Además de cruzar boletas por un contrapeso el próximo domingo, se nos presenta otra elección, otra posibilidad, otra aproximación a la política. Podemos decidirnos a sacar al demagogo de nuestras conversaciones, de nuestro lenguaje, de nuestras cabezas. Es una cuestión de voluntad, de salud mental y de bienestar republicano. Tenía razón Étienne de la Boétie cuando decía que la servidumbre de todo pueblo es voluntaria. Hemos dejado al demagogo dominar la conversación y nuestras emociones por demasiado tiempo. Es un personaje abrumadoramente intrusivo: su imagen y su voz están en todos lados, todos los días, sin tregua, como si viviéramos en una autocracia del Medio Oriente.

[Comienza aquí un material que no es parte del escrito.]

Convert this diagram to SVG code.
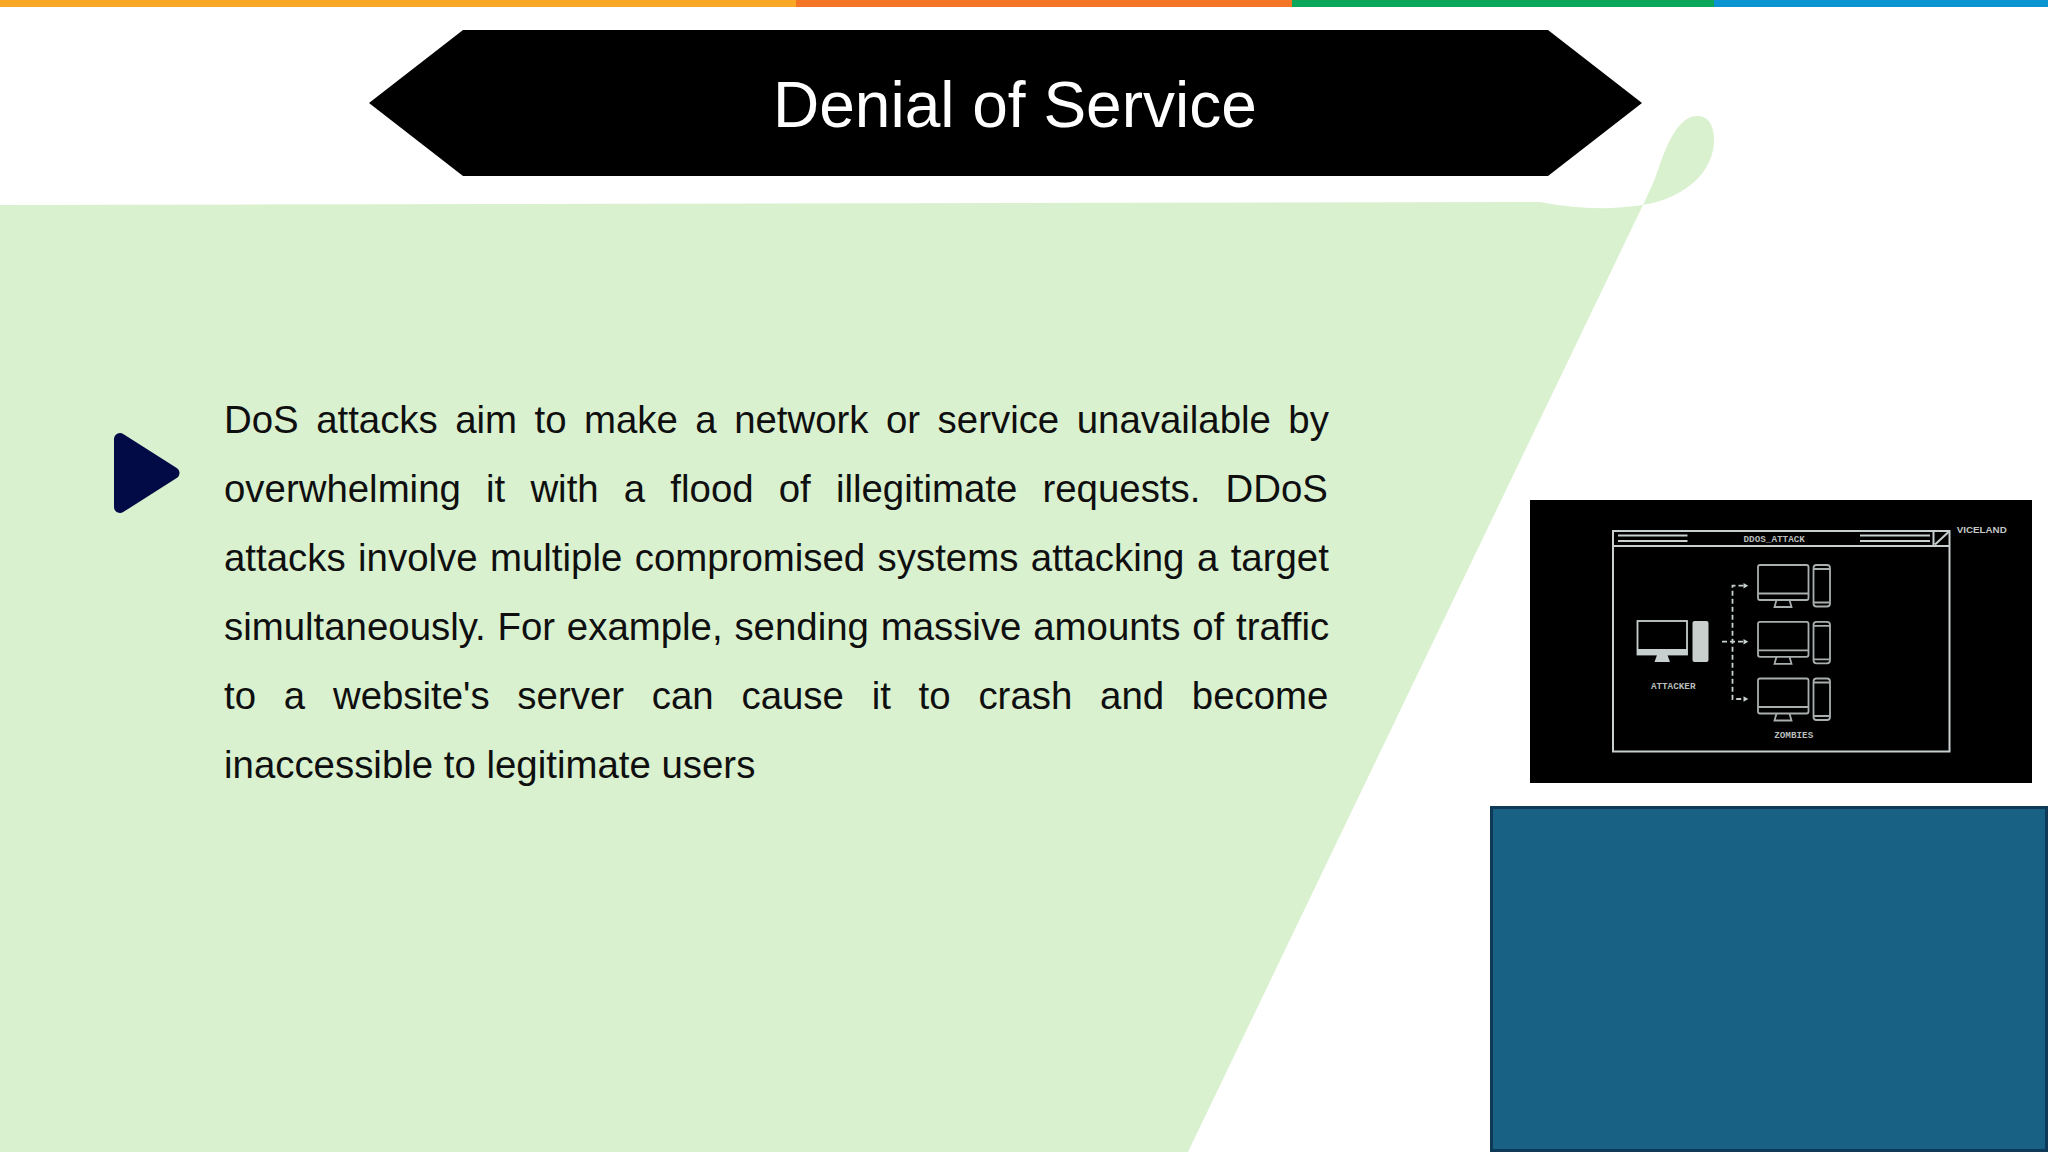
<svg xmlns="http://www.w3.org/2000/svg" width="2048" height="1152" viewBox="0 0 2048 1152">
<style>
.body{font-family:"Liberation Sans",Arial,sans-serif;font-size:38.4px;fill:#0f0f0f}
.title{font-family:"Liberation Sans",Arial,sans-serif;font-size:64px;fill:#fff}
.mono{font-family:"Liberation Mono",monospace;font-size:9.300px;fill:#b9bebd;text-anchor:middle;font-weight:bold}
.ln{fill:none;stroke:#c8cfcf;stroke-width:2}
.zm{fill:none;stroke:#a9aeae;stroke-width:1.800}
.dash{fill:none;stroke:#c8cfcf;stroke-width:1.800;stroke-dasharray:5 3}
</style>
<defs>
<filter id="soft" x="-5%" y="-5%" width="110%" height="110%"><feGaussianBlur stdDeviation="0.35"/></filter>
<g id="zombie">
<rect class="zm" x="1758" y="565" width="50.500" height="35" rx="2"/>
<path class="zm" d="M1758 593.500H1808M1776.500 600L1774.500 607H1791.500L1789.500 600"/>
<rect class="zm" x="1813.500" y="565" width="16.500" height="41.500" rx="3"/>
<path class="zm" d="M1814 569H1830M1814 602.500H1830" stroke-width="1"/>
</g>
</defs>
<g id="top-bar">
<rect x="0" y="0" width="796" height="7" fill="#f9a826"/>
<rect x="796" y="0" width="496" height="7" fill="#f47526"/>
<rect x="1292" y="0" width="422" height="7" fill="#0aa75a"/>
<rect x="1714" y="0" width="334" height="7" fill="#0a94d2"/>
</g>
<path id="background-shape" fill="#daf1cf" d="M0 205L1540 202C1575 209 1610 210 1643 205C1685 198 1714 172 1714 140C1714 122 1706 116 1697 116C1680 116 1668 140 1658 170C1654 182 1648 194 1643 205L1188 1152H0Z"/>
<g id="title-node">
<polygon points="369,103 463,30 1548,30 1642,103 1548,176 463,176" fill="#000"/>
<text class="title" x="773" y="127">Denial of Service</text>
</g>
<g id="bullet">
<path d="M120 439L173.500 473L120 507Z" fill="#020b45" stroke="#020b45" stroke-width="12" stroke-linejoin="round"/>
</g>
<g id="body-text">
<text class="body" x="224" y="433" word-spacing="6.79">DoS attacks aim to make a network or service unavailable by</text>
<text class="body" x="224" y="502" word-spacing="14.5">overwhelming it with a flood of illegitimate requests. DDoS</text>
<text class="body" x="224" y="571" word-spacing="1.77">attacks involve multiple compromised systems attacking a target</text>
<text class="body" x="224" y="640" word-spacing="1.1">simultaneously. For example, sending massive amounts of traffic</text>
<text class="body" x="224" y="709" word-spacing="17.1">to a website's server can cause it to crash and become</text>
<text class="body" x="224" y="778">inaccessible to legitimate users</text>
</g>
<g id="screenshot">
<rect x="1530" y="500" width="502" height="283" fill="#000"/>
<g filter="url(#soft)">
<rect class="ln" x="1613" y="531" width="336.500" height="220.500"/>
<path class="ln" d="M1613 546H1949M1933.500 531V546M1935 544.500L1948.500 532M1618 535.500H1687.500M1618 541H1687.500M1860 535.500H1930M1860 541H1930"/>
<rect x="1637.500" y="621" width="49.500" height="33.500" fill="none" stroke="#c8cfcf" stroke-width="1.800"/>
<rect x="1637" y="649" width="50.500" height="6" fill="#c8cfcf"/>
<path d="M1657 655H1667.500L1670 662H1654.500Z" fill="#c8cfcf"/>
<rect x="1692.500" y="621" width="16" height="41" rx="2" fill="#c8cfcc"/>
<use href="#zombie"/>
<use href="#zombie" y="56.800"/>
<use href="#zombie" y="113.500"/>
<path class="dash" d="M1743.500 585.700H1732.500V699H1743.500M1722 641.700H1743.500"/>
<path d="M1743.500 583L1748.300 585.700L1743.500 588.400ZM1743.500 639L1748.300 641.700L1743.500 644.400ZM1743.500 696.300L1748.300 699L1743.500 701.700Z" fill="#c8cfcf"/>
</g>
<text class="mono" x="1774.200" y="542">DDOS_ATTACK</text>
<text class="mono" x="1673.200" y="689.300">ATTACKER</text>
<text class="mono" x="1793.700" y="738">ZOMBIES</text>
<text x="1956.700" y="532.700" font-family="Liberation Sans,Arial,sans-serif" font-weight="bold" font-size="9.800" fill="#c4c9c8">VICELAND</text>
</g>
<rect id="blue-panel" x="1491.500" y="807.500" width="555" height="343" fill="#186084" stroke="#0f3a57" stroke-width="3"/>
</svg>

Orwell vio en la pulsión totalitaria el asalto a los términos de la razón y la verdad para que el habla sirviera al poder. Hay un deseo perverso de invadir y conquistar y transformar la manera en la que nos pensamos y definimos. En el mundo obradorista sólo hay buenos y malos, blancos y prietos, pueblo y no pueblo, los de antes y los de ahora, los redimidos y los condenados. No es sólo que las dicotomías sean maniqueas: son limitadas y aburridas y pobres. No hacen reverencia a la riqueza mexicana, la deshonran. El movimiento que pretendía derrocar el lenguaje tecnocrático neoliberal por inaccesible, hermético y feo, cerró la puerta a la imaginación y se la abrió al encono.
Desde luego, es imposible erradicar absolutamente al espectro y tampoco es recomendable. La despolitización y la apatía son peligrosas pues facilitan la instauración del despotismo. La clave es distinguir a la esfera pública de la privada. El intruso no tiene cabida en el fuero interno. Las cenas, las fiestas, los viajes, las veladas, la lectura, la contemplación y el deporte son demasiado sagrados para contaminarlos con semejante inmundicia.
Pero incluso en la esfera pública, hay una serie de resistencias que ejercer: para empezar, el vaudeville cotidiano que se hace llamar “la mañanera” se puede ir a la basura, con todo su incesante estrepito de mentiras, perífrasis y simulaciones. Uno también puede evitar darle relevancia a los facilitadores, propagandistas y personeros del régimen, que no son individuos sino meras máquinas repetidoras del líder. Sobra sugerir abstenerse de toda la literatura de textura periodística que producen las grandes editoriales de aeropuerto. Si aparece una antología de opiniones coordinada y editada por dos propagandistas, uno sabe de antemano que se trata de un panfleto oficialista. Ya no digamos las gacetillas, periódicos, páginas web y cuentas de redes sociales asociadas al intruso.
Es posible mantenerse informado y consumir información mejor y más confiable. Para ello hay que seguirle la pauta a un puñado de columnistas y comentaristas variados, honestos y demócratas. Aún mejor es leer revistas y periodismo narrativo crítico: no ofrecen la inmediatez de la cotidianeidad, pero en cambio dan profundidad y análisis. No hay que olvidar a los medios internacionales, que a menudo evitan los eufemismos y edulcorantes de la cultura política mexicana, tan complaciente con el poder. El resultado es contar con un radar en el que el intruso no define los términos.
Ese radar es también un sistema inmunológico, un blindaje frente al parásito, como definió al populismo Nadia Urbinati. El asalto no sólo es al lenguaje y a la razón sino sobre todo a las emociones. No podemos dejar que el demagogo domine nuestros sentimientos, simpatías, aficiones, placeres, méritos y nuestra relación con el mundo. Ahí reside la otra elección: en la emancipación emotiva. La máxima defensa está ahora en el individuo libre.